Interpretation: Your psyche has declared the “home” of childhood beliefs closed for renovations. A parental introject (voice in your head) is ready to die. Entering means signing the death certificate of an outdated identity. The fear is normal—grief work always feels like trespassing at first.

Wearing a Dress or Suit Trimmed in Crape

The garment feels soft, but every mirror shows you in funeral attire. People at the dream gathering act as if nothing is unusual.
Interpretation: You are costumed as the family mourner, the one who carries everyone’s unacknowledged sadness. Ask: whose grief am I wearing? The dream invites you to undress, literally to shed fabric that is not yours. A tailor’s scissors may appear—use them.

Crape Over a Business Sign or Office Desk

You see the shroud on your company logo, or your laptop screen is draped in it.
Interpretation: A career narrative is flat-lining. The dream is less about financial ruin and more about the soul-death of staying in a role that no longer fits. Update your résumé, yes—but update your self-story first.

Trying to Tear Crape Down but It Regrows

Each strip you rip away reappears, thicker and blacker.
Interpretation: Classic shadow material. The more you deny the loss, the more the psyche insists. Switch tactics: stop tearing, start decorating. Add color ribbons, flowers, photos. Integration beats amputation.

Biblical & Spiritual Meaning

In the Hebrew tradition, rending one’s garments was an outer sign of inner rupture; crape is the modern echo of that torn cloth. Spiritually, the dream invites you to sit shivah for God-qualities you feel you’ve lost—innocence, trust, divine silence. The black fabric is a veil between worlds; pull it aside and you may receive a visitation from ancestral wisdom. Treat the symbol as a temporary altar: three nights of lighting a candle before sleep and whispering the names of what has passed can transform the omen into a blessing of release.

Psychological Analysis (Jungian & Freudian)

Jung: Crape is a Shadow costume. The persona—the cheerful mask you wear at Zoom meetings—refuses to acknowledge grief, so the shadow dresses the set in mourning. Encountering crape is a call to integrate the “Mourner archetype,” the part of the psyche that metabolizes endings into depth. Failure to do so risks depression, where grief turns inward and becomes self-haunting.

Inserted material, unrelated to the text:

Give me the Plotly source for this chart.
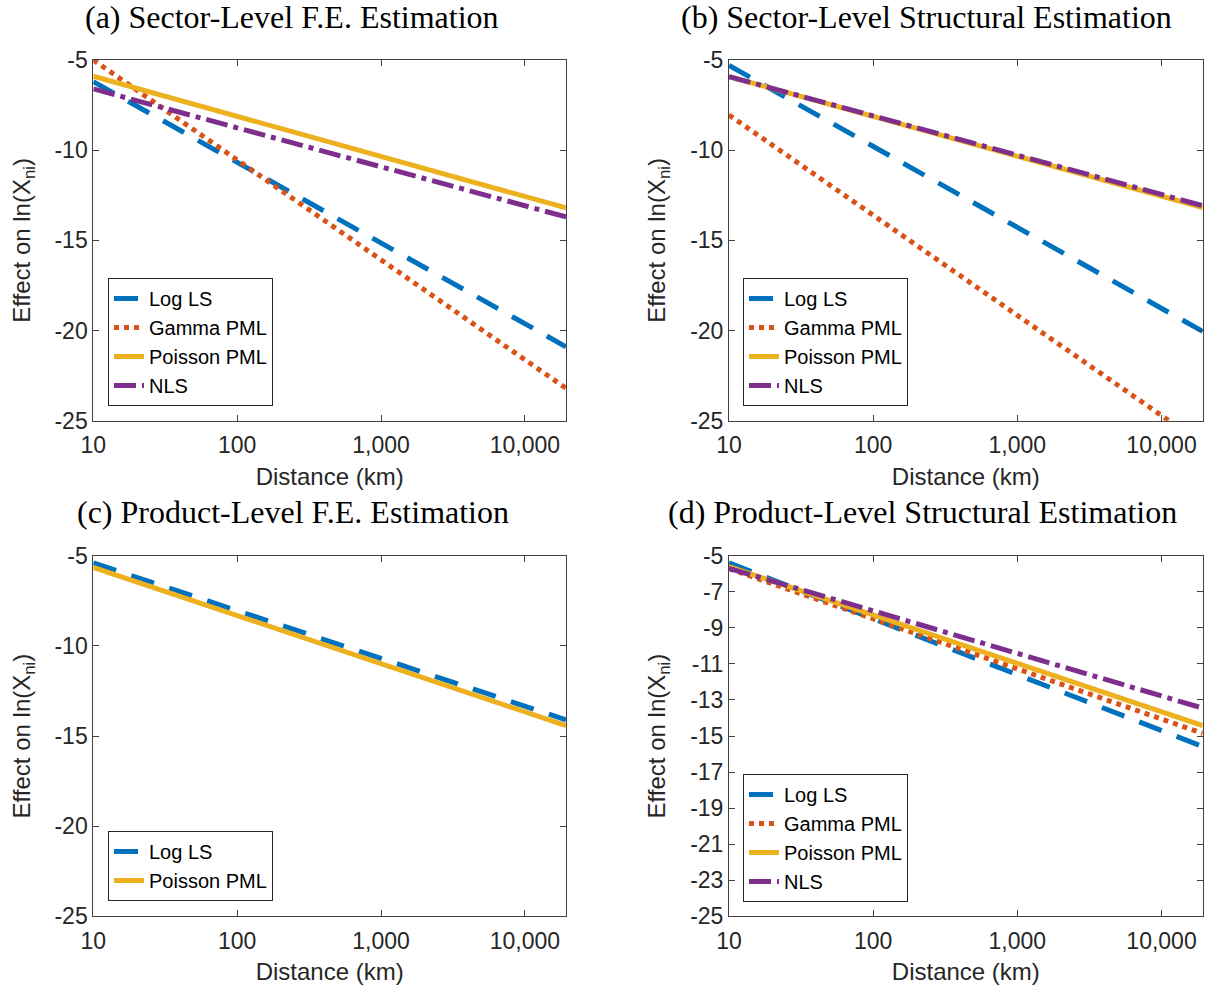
import plotly.graph_objects as go

# ---- data ----
distance_km = [10, 19300]
tick_vals_x = [10, 100, 1000, 10000]
tick_text_x = ["10", "100", "1,000", "10,000"]
ticks_y_coarse = [-5, -10, -15, -20, -25]
ticks_y_fine = [-5, -7, -9, -11, -13, -15, -17, -19, -21, -23, -25]

a_log_ls = [-6.2, -20.9]
a_gamma = [-5.0, -23.2]
a_poisson = [-5.9, -13.2]
a_nls = [-6.6, -13.7]

b_log_ls = [-5.3, -20.05]
b_gamma = [-8.05, -26.3]
b_poisson = [-5.92, -13.18]
b_nls = [-5.92, -13.08]

c_log_ls = [-5.4, -14.1]
c_poisson = [-5.65, -14.42]

d_log_ls = [-5.4, -15.58]
d_gamma = [-5.72, -14.85]
d_poisson = [-5.6, -14.42]
d_nls = [-5.7, -13.45]

titles = ["(a) Sector-Level F.E. Estimation",
          "(b) Sector-Level Structural Estimation",
          "(c) Product-Level F.E. Estimation",
          "(d) Product-Level Structural Estimation"]

names = ["Log LS", "Gamma PML", "Poisson PML", "NLS"]
colors = {"Log LS": "#0072BD", "Gamma PML": "#D95319",
          "Poisson PML": "#EDB120", "NLS": "#7E2F8E"}
dashes = {"Log LS": "24px,16px", "Gamma PML": "5px,5px",
          "Poisson PML": "solid", "NLS": "22px,6px,5px,6px"}

panels = [
    {"Log LS": a_log_ls, "Gamma PML": a_gamma, "Poisson PML": a_poisson, "NLS": a_nls},
    {"Log LS": b_log_ls, "Gamma PML": b_gamma, "Poisson PML": b_poisson, "NLS": b_nls},
    {"Log LS": c_log_ls, "Poisson PML": c_poisson},
    {"Log LS": d_log_ls, "Gamma PML": d_gamma, "Poisson PML": d_poisson, "NLS": d_nls},
]

W, H = 1211, 994
xdom = [[93.3 / W, 566 / W], [729 / W, 1202.7 / W]]
ydom_top = [1 - 420.7 / H, 1 - 60 / H]
ydom_bot = [1 - 916.4 / H, 1 - 555.7 / H]
doms = [(xdom[0], ydom_top), (xdom[1], ydom_top), (xdom[0], ydom_bot), (xdom[1], ydom_bot)]
legend_pos = [(108 / W, 1 - 406 / H), (743 / W, 1 - 406 / H),
              (108 / W, 1 - 901 / H), (743 / W, 1 - 902 / H)]
title_pos = [(292 / W, 1 - 17 / H), (926 / W, 1 - 17 / H),
             (293 / W, 1 - 512 / H), (922 / W, 1 - 512 / H)]

txt = "#262626"
axcol = "#404040"
fig = go.Figure()
layout = dict(width=W, height=H, margin=dict(l=0, r=0, t=0, b=0, autoexpand=False),
              paper_bgcolor="white", plot_bgcolor="white",
              font=dict(family="Liberation Sans, Arial, sans-serif", size=22, color=txt),
              annotations=[])

for i, panel in enumerate(panels):
    k = "" if i == 0 else str(i + 1)
    leg = "legend" + k
    for nm in names:
        if nm not in panel:
            continue
        fig.add_trace(go.Scatter(
            x=distance_km, y=panel[nm], mode="lines", name=nm,
            line=dict(color=colors[nm], width=5, dash=dashes[nm]),
            xaxis="x" + k, yaxis="y" + k, legend=leg, showlegend=True))
    xd, yd = doms[i]
    yt = ticks_y_fine if i == 3 else ticks_y_coarse
    layout["xaxis" + k] = dict(
        domain=xd, anchor="y" + k, type="log", automargin=False,
        range=[1, 4.2856], tickvals=tick_vals_x, ticktext=tick_text_x,
        ticks="inside", ticklen=6, tickcolor=axcol, showline=True, linecolor=axcol,
        linewidth=1, mirror="ticks", showgrid=False, zeroline=False,
        tickfont=dict(size=23, color=txt), ticklabelstandoff=4,
        title=dict(text="Distance (km)", font=dict(size=24, color=txt), standoff=10))
    layout["yaxis" + k] = dict(
        domain=yd, anchor="x" + k, range=[-25, -5], automargin=False,
        tickvals=yt, ticktext=["-%d" % abs(v) for v in yt],
        ticks="inside", ticklen=6, tickcolor=axcol, showline=True, linecolor=axcol,
        linewidth=1, mirror="ticks", showgrid=False, zeroline=False,
        tickfont=dict(size=23, color=txt),
        title=dict(text="Effect on ln(X<sub>ni</sub>)", font=dict(size=24, color=txt), standoff=17))
    lx, ly = legend_pos[i]
    layout[leg] = dict(x=lx, y=ly, xanchor="left", yanchor="bottom",
                       xref="paper", yref="paper",
                       bgcolor="white", bordercolor=txt, borderwidth=1,
                       font=dict(size=20, color="black"),
                       tracegroupgap=0, itemwidth=30)
    tx, ty = title_pos[i]
    layout["annotations"].append(dict(
        text=titles[i], x=tx, y=ty, xref="paper", yref="paper",
        xanchor="center", yanchor="middle", showarrow=False,
        font=dict(family="Liberation Serif, Times New Roman, serif", size=32, color="black")))

fig.update_layout(**layout)
fig.write_html("out.html", config={"displayModeBar": False},
               post_script="document.body.style.margin='0px';document.body.style.overflow='hidden';")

Freud: The fabric’s texture replicates the black silk of childhood blankets or the dark cloth over the birdcage that once signaled bedtime and severance from parental presence. Thus, crape equals separation anxiety encoded in textile form. Dreaming of it surfaces pre-verbal losses—perhaps the moment breastfeeding stopped, or when a night-light was removed. The dream is regression in service of completion: let the adult self rock the infant self who never got to cry it out.

What to Do Next?

  1. Morning pages: Write the dream in first-person present tense, then ask the crape, “What death do you announce?” Write the answer without stopping.
  2. Create a mini-ritual: Pin a 3-inch strip of black fabric to your pillow for seven nights. Each night, state one thing you are ready to grieve. On the eighth morning, bury the fabric with a thank-you note.
  3. Reality-check your relationships: Who in your circle is emotionally “dead” to you? A conversation, not a eulogy, may resurrect the bond.
  4. Bodywork: Grief lives in the intercostal muscles. Five minutes of conscious wailing—yes, literal sound—can discharge the somatic crape more cleanly than tears alone.

FAQ

Does dreaming of crape always mean someone will die?

No. Ninety-nine percent of the time it signals symbolic death—an identity, job, or belief that must end. Physical death is possible but not probable; the dream is alerting you to prepare emotionally, not to panic.

What if the crape is white or colored instead of black?

White crape points to mourning that is being sanitized—public smiles hiding private loss. Colored crape (especially purple) upgrades the message: the ending you face is sacred initiation, not tragedy. Treat it like a spiritual graduation.

Can I prevent the sorrow the dream predicts?

You cannot prevent the loss, because it has already occurred on an invisible level. You can, however, prevent prolonged suffering by meeting the grief consciously. Early acknowledgment equals shorter recovery.

Summary

Crape in dreams is the psyche’s black flag: it marks a shoreline where something precious has washed away and asks you to stop pretending the tide never turns. Honor the fabric, and it will honor you—by turning grief into the quiet depth from which new life always springs.

From the 1901 Archives

"To dream of seeing crape hanging from a door, denotes that you will hear of the sudden death of some relative or friend. To see a person dressed in crape, indicates that sorrow, other than death, will possess you. It is bad for business and trade. To the young, it implies lovers' disputes and separations."